(Stored dataset items)

□ □ □

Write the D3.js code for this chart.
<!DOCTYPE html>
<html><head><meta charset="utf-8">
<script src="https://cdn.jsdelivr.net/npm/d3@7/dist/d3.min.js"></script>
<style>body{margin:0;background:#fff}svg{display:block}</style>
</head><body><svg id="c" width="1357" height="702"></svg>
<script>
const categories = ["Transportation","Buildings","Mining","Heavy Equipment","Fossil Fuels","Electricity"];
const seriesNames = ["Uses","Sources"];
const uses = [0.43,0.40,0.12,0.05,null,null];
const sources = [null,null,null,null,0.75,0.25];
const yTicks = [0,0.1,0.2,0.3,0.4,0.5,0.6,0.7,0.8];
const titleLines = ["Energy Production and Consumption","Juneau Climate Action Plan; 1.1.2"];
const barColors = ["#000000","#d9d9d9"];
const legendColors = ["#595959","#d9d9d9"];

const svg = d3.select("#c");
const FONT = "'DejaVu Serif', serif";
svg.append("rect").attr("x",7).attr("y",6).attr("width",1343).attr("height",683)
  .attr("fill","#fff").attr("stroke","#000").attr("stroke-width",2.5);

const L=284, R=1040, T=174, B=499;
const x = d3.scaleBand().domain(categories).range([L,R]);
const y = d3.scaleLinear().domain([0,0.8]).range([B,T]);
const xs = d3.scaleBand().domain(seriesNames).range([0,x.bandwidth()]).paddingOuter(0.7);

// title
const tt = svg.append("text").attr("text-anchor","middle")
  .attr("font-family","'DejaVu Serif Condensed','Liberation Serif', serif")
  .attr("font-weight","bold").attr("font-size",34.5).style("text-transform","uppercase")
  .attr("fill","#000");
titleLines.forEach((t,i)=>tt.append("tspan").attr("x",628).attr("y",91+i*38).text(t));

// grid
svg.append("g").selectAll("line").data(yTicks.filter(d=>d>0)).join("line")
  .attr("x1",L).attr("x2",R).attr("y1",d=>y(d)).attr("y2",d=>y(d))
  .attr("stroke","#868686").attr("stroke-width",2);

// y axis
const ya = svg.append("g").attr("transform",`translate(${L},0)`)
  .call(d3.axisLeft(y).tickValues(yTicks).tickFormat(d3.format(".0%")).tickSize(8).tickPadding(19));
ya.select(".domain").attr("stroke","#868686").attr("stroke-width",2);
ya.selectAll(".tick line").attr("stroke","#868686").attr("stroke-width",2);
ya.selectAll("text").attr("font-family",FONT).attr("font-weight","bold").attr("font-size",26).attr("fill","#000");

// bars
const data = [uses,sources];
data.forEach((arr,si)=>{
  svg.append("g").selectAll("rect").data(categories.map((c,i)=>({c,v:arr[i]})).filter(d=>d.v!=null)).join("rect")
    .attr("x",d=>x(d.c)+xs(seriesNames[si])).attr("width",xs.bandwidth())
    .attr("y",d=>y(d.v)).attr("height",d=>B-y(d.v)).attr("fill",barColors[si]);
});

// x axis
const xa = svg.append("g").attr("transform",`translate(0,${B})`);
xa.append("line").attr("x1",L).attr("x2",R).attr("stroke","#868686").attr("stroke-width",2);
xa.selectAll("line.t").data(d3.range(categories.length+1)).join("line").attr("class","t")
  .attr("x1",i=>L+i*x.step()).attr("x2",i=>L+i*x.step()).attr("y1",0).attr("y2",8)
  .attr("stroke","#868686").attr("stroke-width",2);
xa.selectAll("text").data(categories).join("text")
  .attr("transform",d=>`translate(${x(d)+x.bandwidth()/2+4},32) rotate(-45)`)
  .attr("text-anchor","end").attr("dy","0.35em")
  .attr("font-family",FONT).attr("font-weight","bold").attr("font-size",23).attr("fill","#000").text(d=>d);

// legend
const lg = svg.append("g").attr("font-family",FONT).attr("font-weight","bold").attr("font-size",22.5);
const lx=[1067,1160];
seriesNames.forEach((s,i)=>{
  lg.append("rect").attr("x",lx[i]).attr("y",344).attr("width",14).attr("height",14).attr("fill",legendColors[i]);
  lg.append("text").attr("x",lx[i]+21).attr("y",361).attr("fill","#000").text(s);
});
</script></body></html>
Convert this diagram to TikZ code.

□ □ □

● **EXERCISE AIM**: Extract the entries above verbatim.

● **THE ANSWER**:
Write the D3.js code for this chart.
<!DOCTYPE html>
<html><head><meta charset="utf-8">
<script src="https://cdn.jsdelivr.net/npm/d3@7/dist/d3.min.js"></script>
<style>body{margin:0;background:#fff}svg{display:block}</style>
</head><body><svg id="c" width="1357" height="702"></svg>
<script>
const categories = ["Transportation","Buildings","Mining","Heavy Equipment","Fossil Fuels","Electricity"];
const seriesNames = ["Uses","Sources"];
const uses = [0.43,0.40,0.12,0.05,null,null];
const sources = [null,null,null,null,0.75,0.25];
const yTicks = [0,0.1,0.2,0.3,0.4,0.5,0.6,0.7,0.8];
const titleLines = ["Energy Production and Consumption","Juneau Climate Action Plan; 1.1.2"];
const barColors = ["#000000","#d9d9d9"];
const legendColors = ["#595959","#d9d9d9"];

const svg = d3.select("#c");
const FONT = "'DejaVu Serif', serif";
svg.append("rect").attr("x",7).attr("y",6).attr("width",1343).attr("height",683)
  .attr("fill","#fff").attr("stroke","#000").attr("stroke-width",2.5);

const L=284, R=1040, T=174, B=499;
const x = d3.scaleBand().domain(categories).range([L,R]);
const y = d3.scaleLinear().domain([0,0.8]).range([B,T]);
const xs = d3.scaleBand().domain(seriesNames).range([0,x.bandwidth()]).paddingOuter(0.7);

// title
const tt = svg.append("text").attr("text-anchor","middle")
  .attr("font-family","'DejaVu Serif Condensed','Liberation Serif', serif")
  .attr("font-weight","bold").attr("font-size",34.5).style("text-transform","uppercase")
  .attr("fill","#000");
titleLines.forEach((t,i)=>tt.append("tspan").attr("x",628).attr("y",91+i*38).text(t));

// grid
svg.append("g").selectAll("line").data(yTicks.filter(d=>d>0)).join("line")
  .attr("x1",L).attr("x2",R).attr("y1",d=>y(d)).attr("y2",d=>y(d))
  .attr("stroke","#868686").attr("stroke-width",2);

// y axis
const ya = svg.append("g").attr("transform",`translate(${L},0)`)
  .call(d3.axisLeft(y).tickValues(yTicks).tickFormat(d3.format(".0%")).tickSize(8).tickPadding(19));
ya.select(".domain").attr("stroke","#868686").attr("stroke-width",2);
ya.selectAll(".tick line").attr("stroke","#868686").attr("stroke-width",2);
ya.selectAll("text").attr("font-family",FONT).attr("font-weight","bold").attr("font-size",26).attr("fill","#000");

// bars
const data = [uses,sources];
data.forEach((arr,si)=>{
  svg.append("g").selectAll("rect").data(categories.map((c,i)=>({c,v:arr[i]})).filter(d=>d.v!=null)).join("rect")
    .attr("x",d=>x(d.c)+xs(seriesNames[si])).attr("width",xs.bandwidth())
    .attr("y",d=>y(d.v)).attr("height",d=>B-y(d.v)).attr("fill",barColors[si]);
});

// x axis
const xa = svg.append("g").attr("transform",`translate(0,${B})`);
xa.append("line").attr("x1",L).attr("x2",R).attr("stroke","#868686").attr("stroke-width",2);
xa.selectAll("line.t").data(d3.range(categories.length+1)).join("line").attr("class","t")
  .attr("x1",i=>L+i*x.step()).attr("x2",i=>L+i*x.step()).attr("y1",0).attr("y2",8)
  .attr("stroke","#868686").attr("stroke-width",2);
xa.selectAll("text").data(categories).join("text")
  .attr("transform",d=>`translate(${x(d)+x.bandwidth()/2+4},32) rotate(-45)`)
  .attr("text-anchor","end").attr("dy","0.35em")
  .attr("font-family",FONT).attr("font-weight","bold").attr("font-size",23).attr("fill","#000").text(d=>d);

// legend
const lg = svg.append("g").attr("font-family",FONT).attr("font-weight","bold").attr("font-size",22.5);
const lx=[1067,1160];
seriesNames.forEach((s,i)=>{
  lg.append("rect").attr("x",lx[i]).attr("y",344).attr("width",14).attr("height",14).attr("fill",legendColors[i]);
  lg.append("text").attr("x",lx[i]+21).attr("y",361).attr("fill","#000").text(s);
});
</script></body></html>
Convert this diagram to TikZ code.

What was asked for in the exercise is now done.